▶ **STATED TASK**
Leave out the pictures and repeat exactly the lines between the one containing "Emit a Python script that matches this image, drawn with Altair." and the one containing "import pandas as pd", inclusive.

:: DATA TO USE

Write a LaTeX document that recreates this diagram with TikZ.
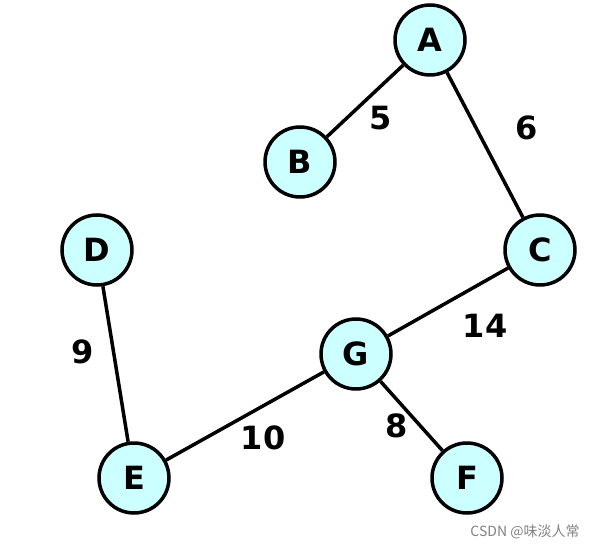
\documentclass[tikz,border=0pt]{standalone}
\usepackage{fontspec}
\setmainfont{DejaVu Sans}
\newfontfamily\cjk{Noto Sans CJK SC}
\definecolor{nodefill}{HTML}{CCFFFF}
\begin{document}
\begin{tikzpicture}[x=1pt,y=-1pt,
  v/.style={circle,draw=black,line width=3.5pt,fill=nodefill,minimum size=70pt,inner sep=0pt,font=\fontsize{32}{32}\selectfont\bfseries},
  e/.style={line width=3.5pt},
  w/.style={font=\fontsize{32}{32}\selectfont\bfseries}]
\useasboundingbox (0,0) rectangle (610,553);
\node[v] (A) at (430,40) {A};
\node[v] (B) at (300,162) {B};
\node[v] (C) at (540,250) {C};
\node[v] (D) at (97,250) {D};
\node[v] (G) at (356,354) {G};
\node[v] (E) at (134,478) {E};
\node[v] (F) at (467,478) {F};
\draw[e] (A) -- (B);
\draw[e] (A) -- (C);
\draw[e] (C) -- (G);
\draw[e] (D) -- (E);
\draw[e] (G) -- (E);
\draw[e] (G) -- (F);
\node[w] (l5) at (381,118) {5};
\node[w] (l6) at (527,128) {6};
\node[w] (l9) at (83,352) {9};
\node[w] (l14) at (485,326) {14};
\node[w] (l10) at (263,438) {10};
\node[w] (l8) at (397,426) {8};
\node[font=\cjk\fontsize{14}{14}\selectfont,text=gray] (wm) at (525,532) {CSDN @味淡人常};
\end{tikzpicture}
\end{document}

::::
:: DATA TO USE

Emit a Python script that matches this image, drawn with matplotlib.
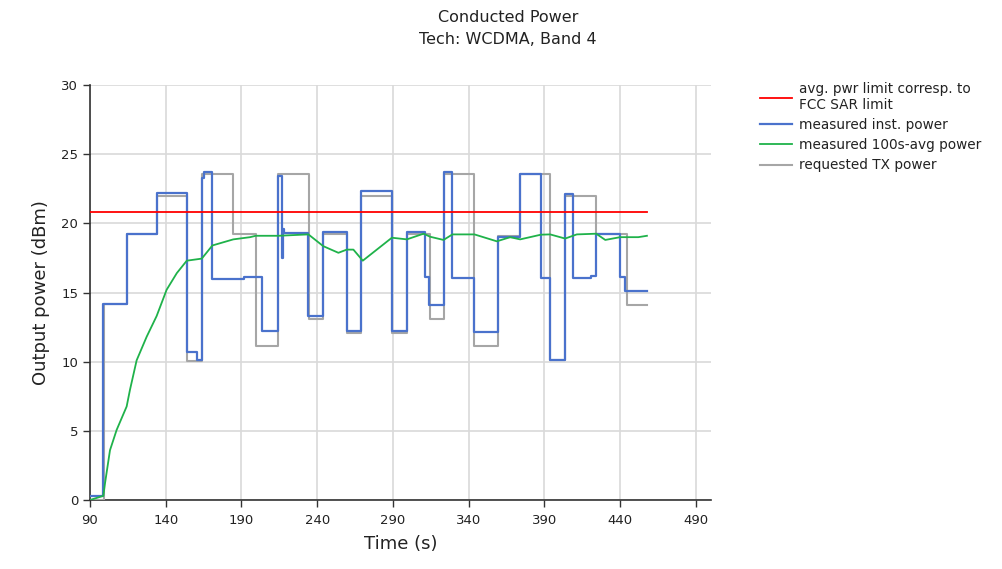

::::
:: DATA TO USE

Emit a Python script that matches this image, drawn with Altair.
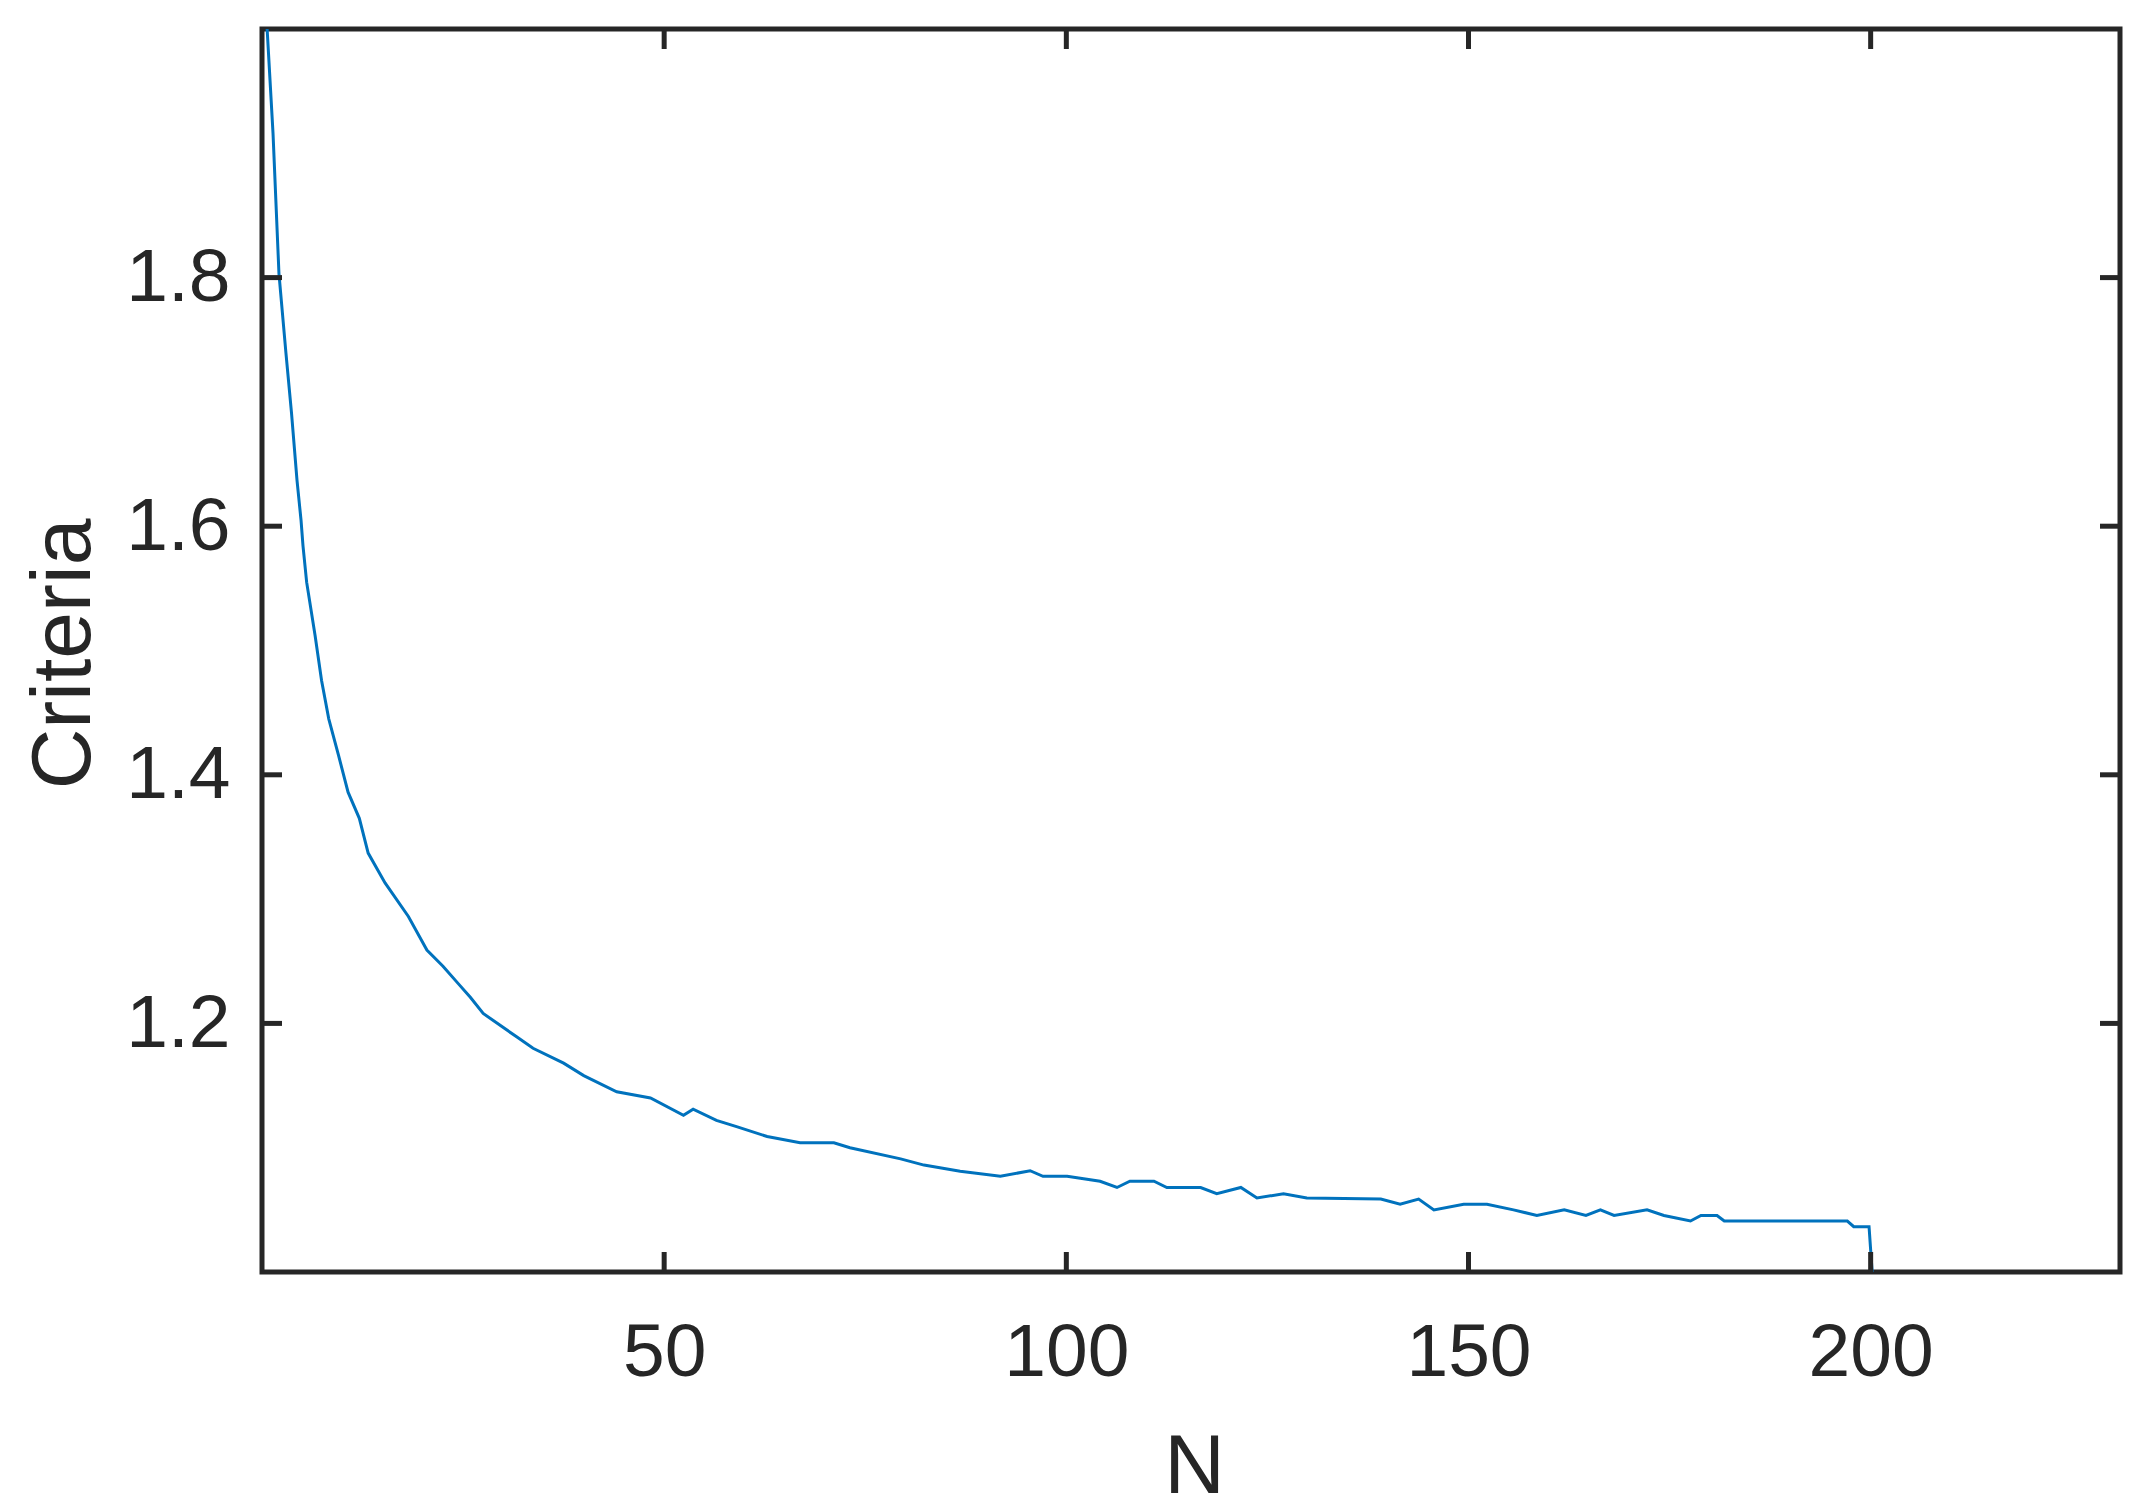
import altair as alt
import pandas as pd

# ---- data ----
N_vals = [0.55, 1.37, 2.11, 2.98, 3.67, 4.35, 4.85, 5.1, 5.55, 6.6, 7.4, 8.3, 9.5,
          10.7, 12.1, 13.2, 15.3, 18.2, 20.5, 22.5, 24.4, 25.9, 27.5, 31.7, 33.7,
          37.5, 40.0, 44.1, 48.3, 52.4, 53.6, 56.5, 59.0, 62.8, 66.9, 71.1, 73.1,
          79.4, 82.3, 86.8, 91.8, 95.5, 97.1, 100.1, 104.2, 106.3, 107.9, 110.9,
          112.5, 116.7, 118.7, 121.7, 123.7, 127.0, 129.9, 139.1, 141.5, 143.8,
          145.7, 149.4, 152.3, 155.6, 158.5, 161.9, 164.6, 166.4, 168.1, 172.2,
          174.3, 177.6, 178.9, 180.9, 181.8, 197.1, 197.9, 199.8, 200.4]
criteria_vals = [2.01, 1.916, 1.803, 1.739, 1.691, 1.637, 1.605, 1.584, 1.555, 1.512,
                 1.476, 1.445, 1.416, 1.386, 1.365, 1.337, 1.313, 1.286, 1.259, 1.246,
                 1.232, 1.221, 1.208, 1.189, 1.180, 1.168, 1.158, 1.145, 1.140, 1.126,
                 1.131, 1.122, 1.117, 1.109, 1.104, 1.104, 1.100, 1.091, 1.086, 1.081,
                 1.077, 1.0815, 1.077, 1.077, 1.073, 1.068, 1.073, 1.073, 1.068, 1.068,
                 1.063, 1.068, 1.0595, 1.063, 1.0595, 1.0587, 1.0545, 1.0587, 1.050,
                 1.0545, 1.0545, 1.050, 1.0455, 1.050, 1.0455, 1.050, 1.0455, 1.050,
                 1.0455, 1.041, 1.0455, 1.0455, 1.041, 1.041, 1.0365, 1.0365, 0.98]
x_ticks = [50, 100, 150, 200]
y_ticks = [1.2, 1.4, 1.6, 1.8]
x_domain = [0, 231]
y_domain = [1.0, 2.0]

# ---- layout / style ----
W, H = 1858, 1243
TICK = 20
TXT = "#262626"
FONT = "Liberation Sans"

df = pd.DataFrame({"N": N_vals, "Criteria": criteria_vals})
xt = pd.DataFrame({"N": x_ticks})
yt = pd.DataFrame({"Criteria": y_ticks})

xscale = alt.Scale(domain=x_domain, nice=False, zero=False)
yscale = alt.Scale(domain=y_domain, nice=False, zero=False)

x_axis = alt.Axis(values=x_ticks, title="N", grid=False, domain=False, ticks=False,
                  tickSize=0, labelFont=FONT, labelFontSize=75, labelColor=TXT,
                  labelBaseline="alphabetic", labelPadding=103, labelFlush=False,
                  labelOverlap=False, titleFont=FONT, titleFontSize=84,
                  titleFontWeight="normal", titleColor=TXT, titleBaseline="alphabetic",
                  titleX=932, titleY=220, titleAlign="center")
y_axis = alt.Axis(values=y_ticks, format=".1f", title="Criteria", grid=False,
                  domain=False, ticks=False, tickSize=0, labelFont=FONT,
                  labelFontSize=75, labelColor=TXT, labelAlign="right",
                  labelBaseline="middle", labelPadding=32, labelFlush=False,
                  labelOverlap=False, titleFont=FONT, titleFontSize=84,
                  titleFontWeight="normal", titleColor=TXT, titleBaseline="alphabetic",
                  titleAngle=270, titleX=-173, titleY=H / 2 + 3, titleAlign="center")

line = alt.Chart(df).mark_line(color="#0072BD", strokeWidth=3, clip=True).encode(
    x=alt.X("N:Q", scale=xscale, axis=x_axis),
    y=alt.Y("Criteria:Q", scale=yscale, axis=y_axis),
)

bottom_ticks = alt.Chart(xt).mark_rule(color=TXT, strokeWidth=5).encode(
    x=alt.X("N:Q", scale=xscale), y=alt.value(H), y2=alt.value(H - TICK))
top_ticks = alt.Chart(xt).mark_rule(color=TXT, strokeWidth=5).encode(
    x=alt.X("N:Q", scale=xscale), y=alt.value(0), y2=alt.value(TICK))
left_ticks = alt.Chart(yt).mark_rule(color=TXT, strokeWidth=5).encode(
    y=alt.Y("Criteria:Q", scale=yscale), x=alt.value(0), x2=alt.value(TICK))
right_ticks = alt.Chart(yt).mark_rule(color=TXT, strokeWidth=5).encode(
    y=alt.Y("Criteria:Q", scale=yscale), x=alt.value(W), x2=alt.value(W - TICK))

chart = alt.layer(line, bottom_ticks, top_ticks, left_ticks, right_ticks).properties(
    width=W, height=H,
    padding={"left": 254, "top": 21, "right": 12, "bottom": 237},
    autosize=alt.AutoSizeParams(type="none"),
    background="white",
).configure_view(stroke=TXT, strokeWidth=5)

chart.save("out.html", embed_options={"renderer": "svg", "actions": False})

::::

▶ **EXERCISE RESULT**
Emit a Python script that matches this image, drawn with Altair.
import altair as alt
import pandas as pd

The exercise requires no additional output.